Mr Jones keeps a record of the cost of each consultation on each patient’s record card. For those who have been coming to his practice over a period of years, the record is telling.
He established his practice in 1984 and is the principal owner in the business with three other partners. He is in the process of changing the practice name from Stephen Jones & Associates to Eyecare Sunraysia.
‘We are a regional practice and we have never fully bulk-billed since 1984 and continue to be the largest practice in the district,’ he said.
‘Back when I started the practice, there weren’t any corporates in town: no Specsavers, no Luxottica, no super stores. Bulk-billing wasn’t an issue. You charged patients a fee, and bulk-billed those who couldn’t afford to pay. That was what you did.’
Throughout the intervening years and changing government policy on Medicare, Mr Jones has held fast to his belief in privately billing patients.

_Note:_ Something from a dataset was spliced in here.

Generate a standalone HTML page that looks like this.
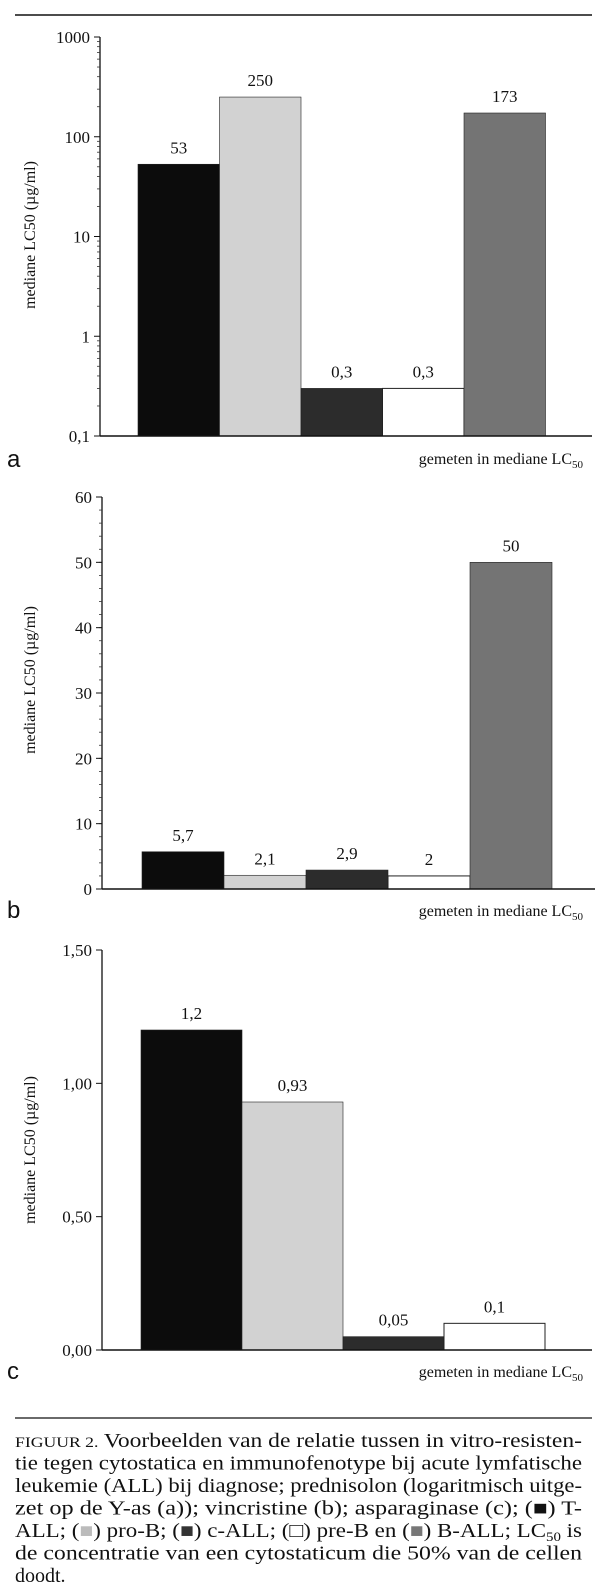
<!DOCTYPE html>
<html><head><meta charset="utf-8"><style>
body{margin:0;background:#fff;}
svg{display:block;font-family:"Liberation Serif",serif;}
</style></head><body>
<svg id="fig" width="600" height="1590" viewBox="0 0 600 1590">
<line x1="15" y1="15" x2="592" y2="15" stroke="#111" stroke-width="1.5"/>
<g id="chartA"></g>
<g id="chartB"></g>
<g id="chartC"></g>
<line x1="15" y1="1418" x2="592" y2="1418" stroke="#111" stroke-width="1.2"/>
<g font-size="20" fill="#111">
<text x="15" y="1447" textLength="567" lengthAdjust="spacingAndGlyphs"><tspan font-size="15">FIGUUR 2.</tspan> Voorbeelden van de relatie tussen in vitro-resisten-</text>
<text x="15" y="1469.5" textLength="567" lengthAdjust="spacingAndGlyphs">tie tegen cytostatica en immunofenotype bij acute lymfatische</text>
<text x="15" y="1492" textLength="567" lengthAdjust="spacingAndGlyphs">leukemie (ALL) bij diagnose; prednisolon (logaritmisch uitge-</text>
<text x="15" y="1514.5" textLength="567" lengthAdjust="spacingAndGlyphs">zet op de Y-as (a)); vincristine (b); asparaginase (c); (■) T-</text>
<text x="15" y="1537" textLength="567" lengthAdjust="spacingAndGlyphs">ALL; (<tspan fill="#bbb">■</tspan>) pro-B; (<tspan fill="#333">■</tspan>) c-ALL; (□) pre-B en (<tspan fill="#777">■</tspan>) B-ALL; LC<tspan font-size="13" dy="4">50</tspan><tspan dy="-4"> is</tspan></text>
<text x="15" y="1559.5" textLength="567" lengthAdjust="spacingAndGlyphs">de concentratie van een cytostaticum die 50% van de cellen</text>
<text x="15" y="1582">doodt.</text>
</g>
</svg>
<script>
const groups = ["T-ALL","pro-B","c-ALL","pre-B","B-ALL"];
const valuesA = [53, 250, 0.3, 0.3, 173];
const labelsA = ["53","250","0,3","0,3","173"];
const valuesB = [5.7, 2.1, 2.9, 2, 50];
const labelsB = ["5,7","2,1","2,9","2","50"];
const valuesC = [1.2, 0.93, 0.05, 0.1];
const labelsC = ["1,2","0,93","0,05","0,1"];
const ticksA = [0.1, 1, 10, 100, 1000];
const tickLabelsA = ["0,1","1","10","100","1000"];
const ticksB = [0,10,20,30,40,50,60];
const tickLabelsB = ["0","10","20","30","40","50","60"];
const ticksC = [0, 0.5, 1, 1.5];
const tickLabelsC = ["0,00","0,50","1,00","1,50"];

const NS="http://www.w3.org/2000/svg";
const fills={"T-ALL":"#0c0c0c","pro-B":"#d2d2d2","c-ALL":"#2c2c2c","pre-B":"#ffffff","B-ALL":"#747474"};
function mk(p,tag,a){const e=document.createElementNS(NS,tag);for(const k in a)e.setAttribute(k,a[k]);p.appendChild(e);return e;}

function draw(id,cfg){
  const g=document.getElementById(id);
  const {x0,x1,yTop,yBot,scale,vals,labs,cats,barX0,barW,ticks,tlabs,minor,letter,letterY,noteY,titleY}=cfg;
  cats.forEach((c,i)=>{
    const yv=scale(vals[i]);
    const r=mk(g,'rect',{x:barX0+i*barW,y:yv,width:barW,height:yBot-yv,fill:fills[c],stroke:'#222','stroke-width':c==='pre-B'?1:0.6});
    
    
    const t=mk(g,'text',{x:barX0+i*barW+barW/2,y:yv-11,'text-anchor':'middle','font-size':17,fill:'#111'});
    t.textContent=labs[i];
    
    
  });
  const ya=mk(g,'line',{x1:x0,y1:yTop,x2:x0,y2:yBot,stroke:'#111','stroke-width':1.3});
  
  
  const xa=mk(g,'line',{x1:x0,y1:yBot,x2:x1,y2:yBot,stroke:'#111','stroke-width':1.5});
  
  
  minor.forEach(v=>{const y=scale(v);const m=mk(g,'line',{x1:x0-3,y1:y,x2:x0,y2:y,stroke:'#333','stroke-width':0.8});
    
    });
  ticks.forEach((v,i)=>{const y=scale(v);
    const m=mk(g,'line',{x1:x0-6,y1:y,x2:x0,y2:y,stroke:'#111','stroke-width':1});
    
    
    const t=mk(g,'text',{x:x0-10,y:y+6,'text-anchor':'end','font-size':17,fill:'#111'});
    t.textContent=tlabs[i];
    
    });
  const tt=mk(g,'text',{x:0,y:0,transform:`translate(35,${titleY}) rotate(-90)`,'text-anchor':'middle','font-size':16,fill:'#111'});
  tt.textContent='mediane LC50 (µg/ml)';
  
  
  const l=mk(g,'text',{x:7,y:letterY,'font-size':24,'font-family':'Liberation Sans, sans-serif',fill:'#111'});
  l.textContent=letter;
  
  
  const n=mk(g,'text',{x:583,y:noteY,'text-anchor':'end','font-size':16,fill:'#111'});
  n.innerHTML='gemeten in mediane LC<tspan font-size="11" dy="4">50</tspan>';
  
  
}
const aTop=37,aBot=436;
const sA=v=>aBot-(Math.log10(v)+1)*(aBot-aTop)/4;
const minorA=[];[0.1,1,10,100].forEach(d=>{for(let k=2;k<10;k++)minorA.push(d*k);});
draw('chartA',{x0:100,x1:592,yTop:aTop,yBot:aBot,scale:sA,vals:valuesA,labs:labelsA,cats:groups,barX0:138,barW:81.5,ticks:ticksA,tlabs:tickLabelsA,minor:minorA,letter:'a',letterY:467,noteY:464,titleY:235});
const bTop=497,bBot=889;
const sB=v=>bBot-v*(bBot-bTop)/60;
const minorB=[];for(let v=2;v<60;v+=2)minorB.push(v);
draw('chartB',{x0:102,x1:595,yTop:bTop,yBot:bBot,scale:sB,vals:valuesB,labs:labelsB,cats:groups,barX0:142,barW:82,ticks:ticksB,tlabs:tickLabelsB,minor:minorB,letter:'b',letterY:918,noteY:916,titleY:680});
const cTop=950,cBot=1350;
const sC=v=>cBot-v*(cBot-cTop)/1.5;
draw('chartC',{x0:102,x1:592,yTop:cTop,yBot:cBot,scale:sC,vals:valuesC,labs:labelsC,cats:['T-ALL','pro-B','c-ALL','pre-B'],barX0:141,barW:101,ticks:ticksC,tlabs:tickLabelsC,minor:[],letter:'c',letterY:1379,noteY:1377,titleY:1150});
</script>
</body></html>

‘We’re highly trained and I believe we’re worth every penny for our consultations. I have strong views on optometrists undervaluing their clinical skills. We shouldn’t bulk-bill. Which other professions do? Now Specsavers and two other privately-owned practices in Mildura bulk-bill, and they advertise that fact.’
Mr Jones reflects on the financial repercussions of the Medicare rebate freeze to his practice.
‘This year is going to be okay, although we still bulk-bill about 65 per cent of our patients because they are elderly or pensioners. We have a large demographic of people aged over 60 in this region.
‘No-one blinked an eye when we introduced private fees. We’ll probably have to look at putting up our private fees because we’re not getting a fair MBS rebate,’ he said. ‘It’s all about the service and care that you give’.